The Trump haters rejoice. The Trump lovers scream. The nation is worse off for this op-ed because Trump remains president today, and to the extent he might look to anyone competent for advice, he’ll be even less inclined than before, if that’s possible. As for the op-ed author, his decision to write, to have the New York Times publish, his op-ed shows that his judgment isn’t nearly as good as he wants America to believe. But then, we didn’t elect him, so it’s not as if he has any legitimacy to claim otherwise.

31 thoughts on “Publius, The Snitch

  1. Dan

    “But if he’s as smart as he thinks he is, he might have anticipated that his anon op-ed wasn’t going to soothe a nation, fearful of this amoral ignoramus.”

    …and it added a great deal of weight to what might otherwise be considered the paranoid delusions of the “deep state”.

    1. SHG Post author

      But he addressed that:

      This isn’t the work of the so-called deep state. It’s the work of the steady state.

      That fixed it, right?

      1. Lee

        Steady State or Deep State, the NYT piece confirms the existence of a group of people who have taken it upon themselves to thwart the agenda of a duly elected president.

        The Nomenklatura strike again.

  2. Hunting Guy

    For better or worse, Trump still has the nuclear launch codes.

    Adults will deal with that, not play kiddy tattle-tale.

  3. Mike Paar

    Some pundits have opined that the author was Pence while others believe it was intentionally written to implicate Pence as the author in order to create animosity between Trump and the VP as many think Pence would be even worse than Trump.

    Yesterday Pence distanced himself from the president by praising Attorney General Jeff Sessions. This would be the first and only time Pence has publicly strayed from Trump’s position on any issue.

    With Mueller closing in and the mid-terms within eyesight, now would be the perfect time for the VP to make a move showing he’s got what it takes to lead the nation.

  4. David

    “But no one wanted to precipitate a constitutional crisis.”

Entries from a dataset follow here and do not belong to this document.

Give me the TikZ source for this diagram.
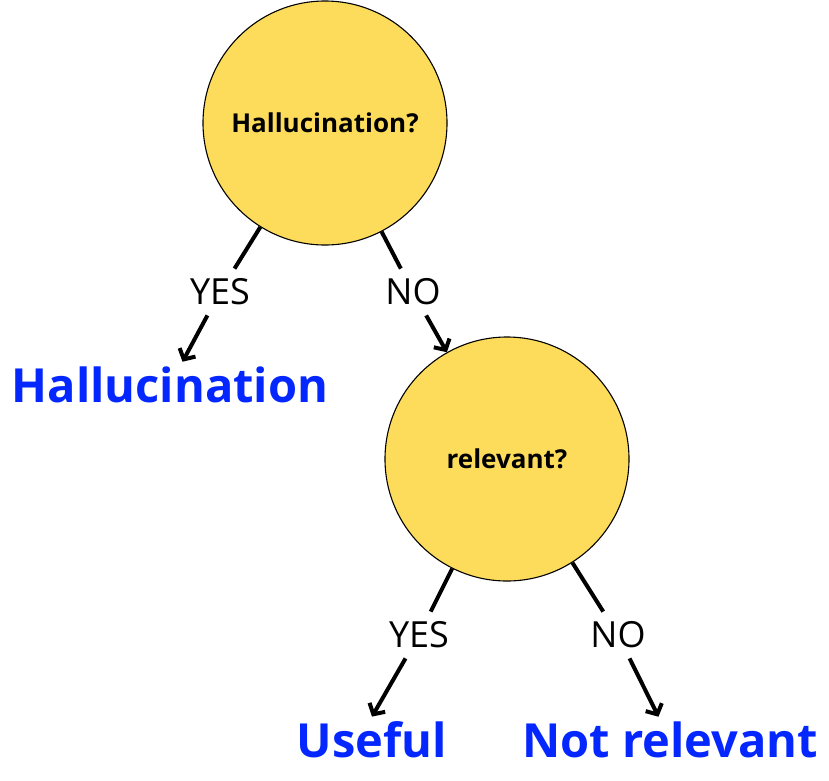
\documentclass[tikz,border=0pt]{standalone}
\usepackage{fontspec}
\setmainfont{Open Sans}
\usetikzlibrary{arrows.meta}
\definecolor{qyellow}{HTML}{FDDC5C}
\definecolor{ablue}{HTML}{0527FF}
\begin{document}
\begin{tikzpicture}[x=1pt,y=-1pt,
  question/.style={circle,draw=black,line width=1.1pt,fill=qyellow,minimum size=244pt,inner sep=0pt,
    font=\fontsize{26}{30}\selectfont\bfseries},
  answer/.style={text=ablue,font=\fontsize{47}{56}\selectfont\bfseries,inner sep=5pt},
  choice/.style={font=\fontsize{36}{40}\selectfont,inner sep=10pt},
  link/.style={line width=4pt},
  arr/.style={line width=4pt,-{Straight Barb[length=8pt,width=18pt,line width=4pt]}}]
\useasboundingbox (0,0) rectangle (829,780);
\node[question] (q1) at (325,123) {Hallucination?};
\node[question] (q2) at (507,459) {relevant?};
\node[choice] (yes1) at (220,292) {YES};
\node[choice] (no1) at (413,292) {NO};
\node[choice] (yes2) at (419,635) {YES};
\node[choice] (no2) at (618,635) {NO};
\node[answer] (hall) at (170,385) {Hallucination};
\node[answer] (useful) at (372,740) {Useful};
\node[answer] (nr) at (670,740) {Not relevant};
\draw[link] (q1) -- (yes1);
\draw[arr] (yes1) -- (hall);
\draw[link] (q1) -- (no1);
\draw[arr] (no1) -- (q2);
\draw[link] (q2) -- (yes2);
\draw[arr] (yes2) -- (useful.north);
\draw[link] (q2) -- (no2);
\draw[arr] (no2) -- (nr);
\end{tikzpicture}
\end{document}
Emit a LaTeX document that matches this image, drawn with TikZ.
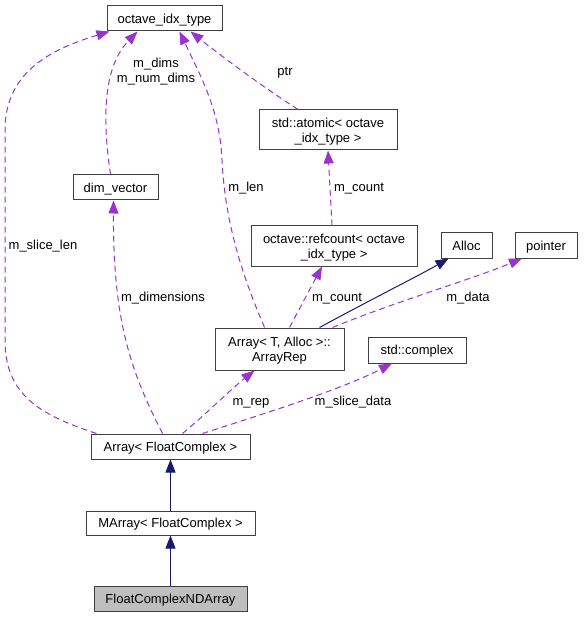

    Since when does following a process specifically laid out in the Constitution precipitate a constitutional crisis? It would seem to be exactly the opposite. Isn’t the crisis more that we are being led by secretive, back-stabbing, unelected and unaccountable op-ed writers?

  5. Fubar

    The Trump haters rejoice. The Trump lovers scream. … As for the op-ed author, his decision to write, to have the New York Times publish, his op-ed shows that his judgment isn’t nearly as good as he wants America to believe. But then, we didn’t elect him, so it’s not as if he has any legitimacy to claim otherwise.

    I scream and you scream, we all scream
    For ice cream; get dished up a Trump scheme.
    Elections have served
    Us what we deserved,
    De Maistre’s words¹ weren’t just a bad dream!

    FN 1: Toute nation a le gouvernement qu’elle mérite.

  6. Charles

    “Given the instability many witnessed, there were early whispers within the cabinet of invoking the 25th Amendment, which would start a complex process for removing the president.”

    “Complex” is in the NYT style guide under “Synonyms for exhuasted.”

  7. B. McLeod

    Exactly what you observe as to the consequences of this “editorial” causes me to doubt the NYT claim as to its source. Anyone positioned as they claim the anonymous resistor is would know that this publication can only make it more difficult for advisors to moderate poorly-reasoned decision-making. It is inconceivable to me that such a person would purposely call down that kind of fire on his or her own position. It is more conceivable that the NYT synthesized this anonymous resistor as a virtual avatar for staffers who had given them this kind of information as deep background, not-for-attribution, so that the NYT could publicize it under the modern media theory that the information is essentially legitimate, even if the source is fictionalized. The obvious goal of the NYT is to pressure Trump to Queeg out, rejecting all moderating influences out of distrust that they could be coming from the anonymous resistor. Obviously very harmful to the nation, but mere eggs in the omelet of “progressivism.”

      1. B. McLeod

        If it works, and results in a reckless and arbitrary downward spiral leading to Trump’s ouster, both organized political parties and the NYT’s media colleagues can be counted on to give them a “pass” on the tactic.

        1. Jake

          Let’s assume for a second the source is fabricated. Apply Occam’s Razor. The one person who benefits most from the false narrative that deep state actors have taken over the White House is Trump. He’s also the only person in the White House with a documented history of such antics with the media who also happens to be arguably insane and desperate.

          1. SHG Post author

            Can we also assume for a second that space aliens have taken over Trump and he’s really a pod person left here to destroy mankind?

            1. Patrick Maupin

              That would explain a few things. But not necessarily why I’m in Japan en route to Taiwan. Still haven’t completely figured that one out.

          2. B. McLeod

            “Occam’s Razor” doesn’t turn on who benefits the most. It is a selection method based on evaluation of what is the least complex theory fitting objectively observed facts. For that very reason, its application in political matters is questionable. Beyond that, it seems to me that here, the selection would go to a conclusion of falsified source. The only visible information is the “editorial,” and the NYT’s publication of the ‘editorial.” No source is visible, though the NYT claims a secret source. Based on what is visible and verifiable, the simplest conclusion is that the NYT created the “editorial” itself.

  8. Keith

    Publius had a legitimate reason to remain anonymous and history seems to have judged that endeavor favorably. This guy? Well, I guess we’ll see how this works out.

    The anonymity thing is a tough call. If this person isn’t a regular household name, I find it hard to understand why the NY Times would offer such real estate to someone, when the same person writing such a comment in a departure memo wouldn’t get much notice.

  9. KP

    “But even a guy whose sole potential competency is building garish structures”

    …is better than most politicians, who seem quite incapable of building anything worthwhile!